Für das Umwelt- und Energierecht hatte „Solange II“ weitreichende Folgen. Beide Materien sind sehr, sehr weitgehend vergemeinschaftet, bestehen also zum allergrößten Teil aus umgesetztem EU-Recht, von der Stromrichtlinie bis zur Emissionshandelsrichtlinie, der Industrieemissionsrichtlinie und nicht zuletzt der Verbraucherrichtlinie, die auch im Energiebereich wichtig ist. Hier musste also ein Fachgericht – etwa das Bundesverwaltungsgericht – davon überzeugt werden, die Frage der Vereinbarkeit der jeweils fallentscheidenden Frage mit EU-Recht im Wege des Vorlageverfahrens nach Art. 267 AEUV dem EuGH vorzulegen. Wenn dieser Anregung nicht stattgegeben wurde, gab es praktisch keinen Weg mehr zu einer Überprüfung, denn die Rüge, hier sei der gesetzliche Richter vorenthalten worden, ist unserer Erfahrung nach eine eher theoretische als praktische Möglichkeit. Hinzu kam: Rügte man im Rahmen einer Verfassungsbeschwerde wegen Verletzung deutscher Grundrechte bei der Umsetzung von EU-Recht auch die Verletzung von primärem EU-Recht selbst, war dies faktisch völlig wirkungslos, denn das BVerfG legte dem EuGH aus Prinzip nicht vor.
Diese oft ausgesprochen ärgerliche Sackgasse des Rechtsschutzes hat der Erste Senat mit der Entscheidung „Recht auf Vergessen II“ (Beschluss vom 06.11.2019, 1 BvR 276/17) nun gründlich umgebaut. Während er sich bisher für praktisch unzuständig erklärt hatte, wenn es um EU-Grundrechte geht, will er nun kontrollieren, ob deutsche Behörden und Gerichte die Unionsgrundrechte richtig angewendet haben. Das BVerfG ist damit schlagartig nicht mehr nur das Gericht des Grundgesetzes, sondern auch ein Gericht der GRC, die es immer dann heranziehen will, wenn es um umgesetztes oder angewandtes Unionsrecht geht, also praktisch um 90% des Umwelt- und Energierechts. In diesem Segment seiner Rechtsprechung will das BVerfG künftig auch Auslegungsfragen vorlegen.
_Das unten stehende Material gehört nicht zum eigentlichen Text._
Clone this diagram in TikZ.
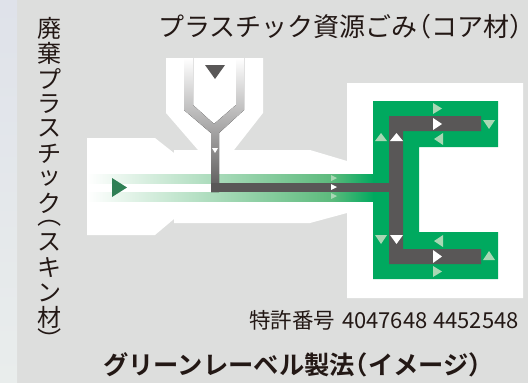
\documentclass[tikz,border=0pt]{standalone}
\usepackage{fontspec}
\usepackage{graphicx}
\setmainfont{Noto Sans CJK JP}
\newfontfamily\boldjp{Noto Sans CJK JP Bold}
\usetikzlibrary{shapes.geometric}
\definecolor{bgmain}{HTML}{DDDEDD}
\definecolor{striptop}{HTML}{DFE2EA}
\definecolor{stripbot}{HTML}{E9EDEC}
\definecolor{darkrun}{HTML}{595757}
\definecolor{greenmain}{HTML}{00A95F}
\definecolor{greenmid}{HTML}{5CBA7C}
\definecolor{greentri}{HTML}{2F7F55}
\definecolor{lighttri}{HTML}{A8D8B4}
\definecolor{txt}{HTML}{231815}
\newcommand{\vc}[1]{\hbox to 26pt{\hss\vbox to 25pt{\vss\hbox{#1}\vss}\hss}}
\newcommand{\vpo}[1]{\hbox to 26pt{\hss\vbox to 14pt{\vss\hbox{\rotatebox[origin=c]{-90}{#1}}\vskip 3pt}\hss}}
\newcommand{\vpc}[1]{\hbox to 26pt{\hss\vbox to 14pt{\vskip-3pt\hbox{\rotatebox[origin=c]{-90}{#1}}\vss}\hss}}
\tikzset{
  x=1pt,y=-1pt,
  whiteshape/.style={fill=white,draw=none},
  ltri/.style={fill=lighttri,draw=none},
  wtri/.style={fill=white,draw=none},
  labeltxt/.style={inner sep=0pt,text=txt}
}
\begin{document}
\begin{tikzpicture}
\useasboundingbox (0,0) rectangle (528,383);
\fill[bgmain] (0,0) rectangle (528,383);
\fill[top color=striptop,bottom color=stripbot,draw=none] (0,0) rectangle (17,383);
% extruder body
\fill[whiteshape] (87,138)--(155,138)--(174,153)--(174,150)--(198,150)--(166,113)--(166,58)--(263,58)--(263,113)--(234,150)--(310,150)--(347,161)--(347,83)--(523,83)--(523,298)--(347,298)--(347,213)--(310,223)--(174,223)--(174,219)--(155,235)--(87,235)--cycle;
% skin runner
\fill[left color=white,right color=greenmid,draw=none] (87,174) rectangle (332,183);
\fill[left color=white,right color=greenmid,draw=none] (87,192) rectangle (332,201);
\fill[left color=greenmid,right color=greenmain,draw=none] (332,174) rectangle (374,201);
\fill[greenmain] (373,101)--(498,101)--(498,147)--(419,147)--(419,232)--(498,232)--(498,279)--(373,279)--cycle;
% core runner
\fill[top color=white,bottom color=darkrun,draw=none] (184,58)--(193,58)--(193,105)--(214,124)--(236,105)--(236,58)--(244,58)--(244,110)--(219,133)--(219,192)--(211,192)--(211,133)--(184,110)--cycle;
\fill[darkrun] (211,183) rectangle (389,192);
\fill[darkrun] (389,116)--(481,116)--(481,131)--(403,131)--(403,249)--(481,249)--(481,264)--(389,264)--cycle;
% arrowheads
\fill[greentri] (112,178)--(112,197)--(127,187.5)--cycle;
\fill[darkrun] (205,65)--(225,65)--(215,79)--cycle;
\fill[wtri] (212,148)--(218,148)--(215,153)--cycle;
\fill[ltri] (331,175)--(331,181)--(337,178)--cycle;
\fill[wtri] (331,184)--(331,190)--(337,187)--cycle;
\fill[ltri] (331,193)--(331,199)--(337,196)--cycle;
\fill[ltri] (433,103)--(433,114)--(442,108.5)--cycle;
\fill[wtri] (433,118)--(433,130)--(442,124)--cycle;
\fill[ltri] (443,133)--(443,145)--(434,139)--cycle;
\fill[ltri] (483,120)--(495,120)--(489,129)--cycle;
\fill[ltri] (375,141)--(387,141)--(381,133)--cycle;
\fill[wtri] (390,141)--(403,141)--(396.5,133)--cycle;
\fill[ltri] (375,235)--(387,235)--(381,244)--cycle;
\fill[wtri] (390,235)--(403,235)--(396.5,244)--cycle;
\fill[ltri] (443,235)--(443,247)--(434,241)--cycle;
\fill[wtri] (433,250)--(433,263)--(442,256.5)--cycle;
\fill[ltri] (433,266)--(433,277)--(442,271.5)--cycle;
\fill[ltri] (483,260)--(495,260)--(489,251)--cycle;
% labels
\node[labeltxt,anchor=west] (core) at (158,26.5) {\fontsize{26pt}{28pt}\selectfont プラスチック資源ごみ\hspace{-12pt}（コア材）\hspace{-12pt}};
\node[labeltxt,anchor=north] (skin) at (50,16) {\fontsize{24pt}{25pt}\selectfont\vbox{\offinterlineskip
\vc{廃}\vc{棄}\vc{プ}\vc{ラ}\vc{ス}\vc{チ}\vc{ッ}\vc{ク}\vpo{（}\vc{ス}\vc{キ}\vc{ン}\vc{材}\vpc{）}}};
\node[labeltxt,anchor=west] (patent) at (249,320.5) {\fontsize{21.5pt}{23pt}\selectfont 特許番号\hspace{2pt} {\fontsize{22pt}{23pt}\selectfont 4047648}\hspace{1pt} {\fontsize{22pt}{23pt}\selectfont 4452548}};
\node[labeltxt,anchor=west] (title) at (103,364.5) {\fontsize{25.3pt}{27pt}\boldjp\selectfont グリーンレーベル製法\hspace{-12pt}（イメージ）\hspace{-12pt}};
\end{tikzpicture}
\end{document}
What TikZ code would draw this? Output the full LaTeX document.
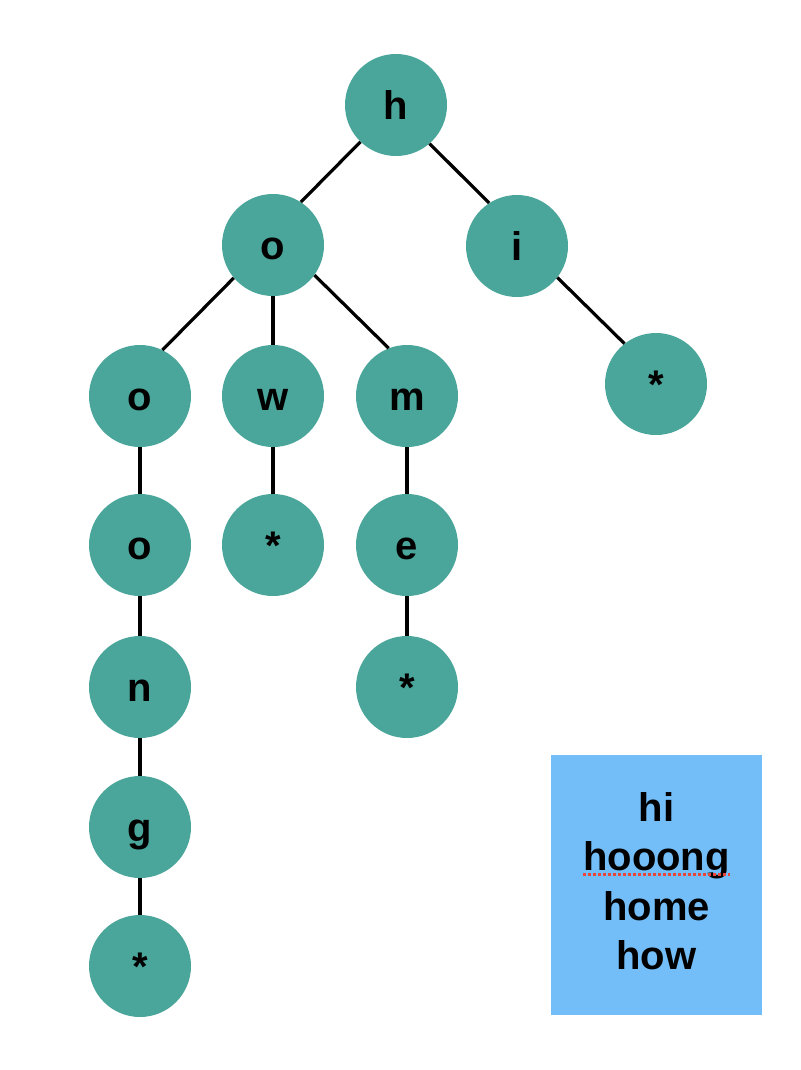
\documentclass[tikz,border=0pt]{standalone}
\usepackage{fontspec}
\setmainfont{Liberation Sans}
\definecolor{teal1}{RGB}{74,165,155}
\definecolor{box1}{RGB}{115,190,248}
\definecolor{spell}{RGB}{232,70,58}
\begin{document}
\begin{tikzpicture}[x=1pt,y=-1pt,
  trienode/.style={circle,fill=teal1,minimum size=102pt,inner sep=0pt,
    font=\fontsize{40}{40}\selectfont\bfseries,text height=29pt,text depth=0pt},
  edge/.style={line width=3.2pt,black},
  wordbox/.style={rectangle,fill=box1,minimum width=211pt,minimum height=260pt,inner sep=0pt,
    align=center,font=\fontsize{40}{49.5}\selectfont\bfseries}]
\useasboundingbox (0,0) rectangle (800,1070);
\fill[white] (0,0) rectangle (800,1070);
% nodes
\node[trienode] (h) at (396,105) {h};
\node[trienode] (o) at (273,245) {o};
\node[trienode] (i) at (517,246) {i};
\node[trienode] (oo) at (140,396) {o};
\node[trienode] (w) at (273,396) {w};
\node[trienode] (m) at (407,396) {m};
\node[trienode] (istar) at (656,384) {*};
\node[trienode] (ooo) at (140,545) {o};
\node[trienode] (wstar) at (273,545) {*};
\node[trienode] (e) at (407,545) {e};
\node[trienode] (n) at (140,687) {n};
\node[trienode] (estar) at (407,687) {*};
\node[trienode] (g) at (140,827) {g};
\node[trienode] (gstar) at (140,966) {*};
% edges
\draw[edge] (h.-134) -- (o.57);
\draw[edge] (h.-49) -- (i.123);
\draw[edge] (o.-140) -- (oo.64);
\draw[edge] (o) -- (w);
\draw[edge] (o.-36) -- (m.111);
\draw[edge] (i.-38) -- (istar.128);
\draw[edge] (oo) -- (ooo);
\draw[edge] (ooo) -- (n);
\draw[edge] (n) -- (g);
\draw[edge] (g) -- (gstar);
\draw[edge] (w) -- (wstar);
\draw[edge] (m) -- (e);
\draw[edge] (e) -- (estar);
% word box
\fill[box1] (551,755) rectangle (762,1015);
\node[align=center,inner sep=0pt,font=\fontsize{40}{49.5}\selectfont\bfseries] (words) at (656.5,881) {hi\\hooong\\home\\how};
\coordinate (ula) at (583,874.5);
\coordinate (ulb) at (730,874.5);
\draw[spell,line width=2.4pt,dash pattern=on 3pt off 2pt] (ula) -- (ulb);
\end{tikzpicture}
\end{document}
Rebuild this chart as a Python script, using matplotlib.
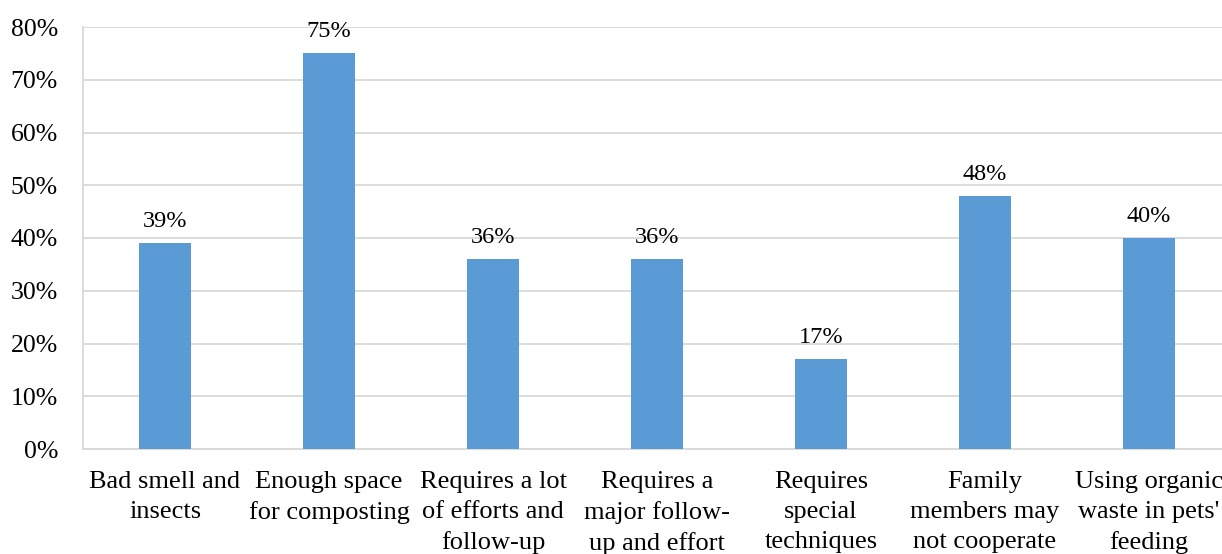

Das ist bisweilen erfreulich, dürfte aber in vielen Fällen künftig zu noch längeren Verfahren bis zu endgültigen Klärungen führen.
Insgesamt meinen wir: Das BVerfG ist im Umwelt- und Energierecht mit diesem Schachzug wieder zurück auf dem Spielfeld der Relevanz. Hier tritt etwas Paradoxes ein: Indem das BVerfG zugibt, in vielen Fällen nur noch ein Gericht „unterhalb“ des EuGH zu sein, bringt es sich wieder aktiv ins Spiel und gewinnt faktisch wieder an Macht. Zwar sind viele Fragen noch ungeklärt, aber wir freuen uns, künftig voraussichtlich doch seltener die Auskunft geben zu müssen, dass in irgendeinem Fall „nichts mehr zu machen“ sei (Miriam Vollmer).